WHAT TO PRODUCE
Write every line out verbatim and omit the pictures.

== DATA SHOWN ==

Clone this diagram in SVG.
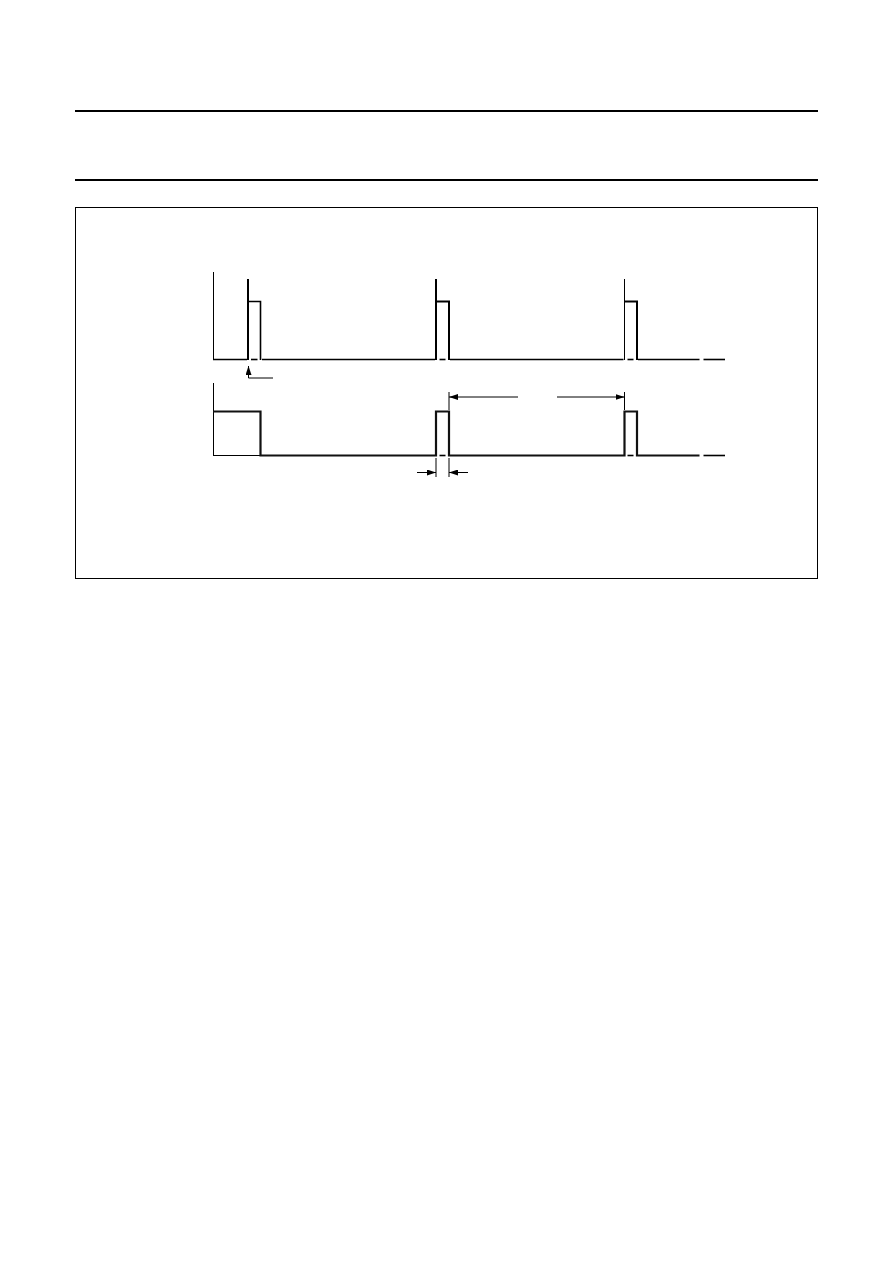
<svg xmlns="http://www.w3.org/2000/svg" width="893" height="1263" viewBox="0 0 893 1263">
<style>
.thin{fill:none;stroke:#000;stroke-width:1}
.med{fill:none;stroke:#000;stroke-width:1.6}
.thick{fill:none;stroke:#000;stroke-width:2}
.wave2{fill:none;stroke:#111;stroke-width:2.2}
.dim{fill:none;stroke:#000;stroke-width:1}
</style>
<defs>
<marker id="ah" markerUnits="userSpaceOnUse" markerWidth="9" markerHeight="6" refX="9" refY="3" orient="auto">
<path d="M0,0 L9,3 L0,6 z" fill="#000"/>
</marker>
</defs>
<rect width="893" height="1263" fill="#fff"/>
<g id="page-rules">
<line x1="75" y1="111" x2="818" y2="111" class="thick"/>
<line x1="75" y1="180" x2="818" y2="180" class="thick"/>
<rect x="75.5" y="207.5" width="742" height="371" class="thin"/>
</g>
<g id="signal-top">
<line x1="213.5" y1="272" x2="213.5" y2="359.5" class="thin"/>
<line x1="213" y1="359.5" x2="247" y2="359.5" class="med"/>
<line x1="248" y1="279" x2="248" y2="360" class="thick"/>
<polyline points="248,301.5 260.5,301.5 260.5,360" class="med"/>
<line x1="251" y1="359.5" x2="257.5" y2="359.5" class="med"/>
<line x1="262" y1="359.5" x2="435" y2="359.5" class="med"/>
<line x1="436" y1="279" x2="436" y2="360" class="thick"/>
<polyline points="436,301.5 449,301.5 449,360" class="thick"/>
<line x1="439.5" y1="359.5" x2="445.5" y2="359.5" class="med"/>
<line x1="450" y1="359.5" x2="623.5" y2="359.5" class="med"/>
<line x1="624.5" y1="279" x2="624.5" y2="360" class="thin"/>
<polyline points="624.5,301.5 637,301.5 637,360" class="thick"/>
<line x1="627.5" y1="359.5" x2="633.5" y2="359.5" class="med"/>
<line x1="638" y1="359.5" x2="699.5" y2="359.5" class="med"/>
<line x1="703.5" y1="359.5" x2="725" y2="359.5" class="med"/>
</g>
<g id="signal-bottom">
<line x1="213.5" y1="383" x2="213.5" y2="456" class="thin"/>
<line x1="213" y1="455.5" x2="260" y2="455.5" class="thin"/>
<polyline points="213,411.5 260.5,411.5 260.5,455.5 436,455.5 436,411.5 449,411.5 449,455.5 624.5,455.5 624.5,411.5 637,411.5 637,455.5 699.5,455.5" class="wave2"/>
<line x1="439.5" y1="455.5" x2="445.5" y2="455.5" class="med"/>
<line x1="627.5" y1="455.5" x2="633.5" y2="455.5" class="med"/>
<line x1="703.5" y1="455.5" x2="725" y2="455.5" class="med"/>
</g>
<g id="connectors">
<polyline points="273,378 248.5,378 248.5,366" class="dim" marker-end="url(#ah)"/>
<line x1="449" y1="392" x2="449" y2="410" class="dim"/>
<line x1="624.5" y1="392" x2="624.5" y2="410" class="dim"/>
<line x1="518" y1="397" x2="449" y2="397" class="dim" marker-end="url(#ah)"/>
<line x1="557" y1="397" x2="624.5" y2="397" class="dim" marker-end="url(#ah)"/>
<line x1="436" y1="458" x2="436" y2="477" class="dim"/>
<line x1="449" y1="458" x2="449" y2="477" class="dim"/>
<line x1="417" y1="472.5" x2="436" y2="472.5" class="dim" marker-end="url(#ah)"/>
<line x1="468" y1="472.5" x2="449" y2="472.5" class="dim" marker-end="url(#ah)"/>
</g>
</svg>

===

EXERCISE RESPONSE
Clone this diagram in SVG.
<svg xmlns="http://www.w3.org/2000/svg" width="893" height="1263" viewBox="0 0 893 1263">
<style>
.thin{fill:none;stroke:#000;stroke-width:1}
.med{fill:none;stroke:#000;stroke-width:1.6}
.thick{fill:none;stroke:#000;stroke-width:2}
.wave2{fill:none;stroke:#111;stroke-width:2.2}
.dim{fill:none;stroke:#000;stroke-width:1}
</style>
<defs>
<marker id="ah" markerUnits="userSpaceOnUse" markerWidth="9" markerHeight="6" refX="9" refY="3" orient="auto">
<path d="M0,0 L9,3 L0,6 z" fill="#000"/>
</marker>
</defs>
<rect width="893" height="1263" fill="#fff"/>
<g id="page-rules">
<line x1="75" y1="111" x2="818" y2="111" class="thick"/>
<line x1="75" y1="180" x2="818" y2="180" class="thick"/>
<rect x="75.5" y="207.5" width="742" height="371" class="thin"/>
</g>
<g id="signal-top">
<line x1="213.5" y1="272" x2="213.5" y2="359.5" class="thin"/>
<line x1="213" y1="359.5" x2="247" y2="359.5" class="med"/>
<line x1="248" y1="279" x2="248" y2="360" class="thick"/>
<polyline points="248,301.5 260.5,301.5 260.5,360" class="med"/>
<line x1="251" y1="359.5" x2="257.5" y2="359.5" class="med"/>
<line x1="262" y1="359.5" x2="435" y2="359.5" class="med"/>
<line x1="436" y1="279" x2="436" y2="360" class="thick"/>
<polyline points="436,301.5 449,301.5 449,360" class="thick"/>
<line x1="439.5" y1="359.5" x2="445.5" y2="359.5" class="med"/>
<line x1="450" y1="359.5" x2="623.5" y2="359.5" class="med"/>
<line x1="624.5" y1="279" x2="624.5" y2="360" class="thin"/>
<polyline points="624.5,301.5 637,301.5 637,360" class="thick"/>
<line x1="627.5" y1="359.5" x2="633.5" y2="359.5" class="med"/>
<line x1="638" y1="359.5" x2="699.5" y2="359.5" class="med"/>
<line x1="703.5" y1="359.5" x2="725" y2="359.5" class="med"/>
</g>
<g id="signal-bottom">
<line x1="213.5" y1="383" x2="213.5" y2="456" class="thin"/>
<line x1="213" y1="455.5" x2="260" y2="455.5" class="thin"/>
<polyline points="213,411.5 260.5,411.5 260.5,455.5 436,455.5 436,411.5 449,411.5 449,455.5 624.5,455.5 624.5,411.5 637,411.5 637,455.5 699.5,455.5" class="wave2"/>
<line x1="439.5" y1="455.5" x2="445.5" y2="455.5" class="med"/>
<line x1="627.5" y1="455.5" x2="633.5" y2="455.5" class="med"/>
<line x1="703.5" y1="455.5" x2="725" y2="455.5" class="med"/>
</g>
<g id="connectors">
<polyline points="273,378 248.5,378 248.5,366" class="dim" marker-end="url(#ah)"/>
<line x1="449" y1="392" x2="449" y2="410" class="dim"/>
<line x1="624.5" y1="392" x2="624.5" y2="410" class="dim"/>
<line x1="518" y1="397" x2="449" y2="397" class="dim" marker-end="url(#ah)"/>
<line x1="557" y1="397" x2="624.5" y2="397" class="dim" marker-end="url(#ah)"/>
<line x1="436" y1="458" x2="436" y2="477" class="dim"/>
<line x1="449" y1="458" x2="449" y2="477" class="dim"/>
<line x1="417" y1="472.5" x2="436" y2="472.5" class="dim" marker-end="url(#ah)"/>
<line x1="468" y1="472.5" x2="449" y2="472.5" class="dim" marker-end="url(#ah)"/>
</g>
</svg>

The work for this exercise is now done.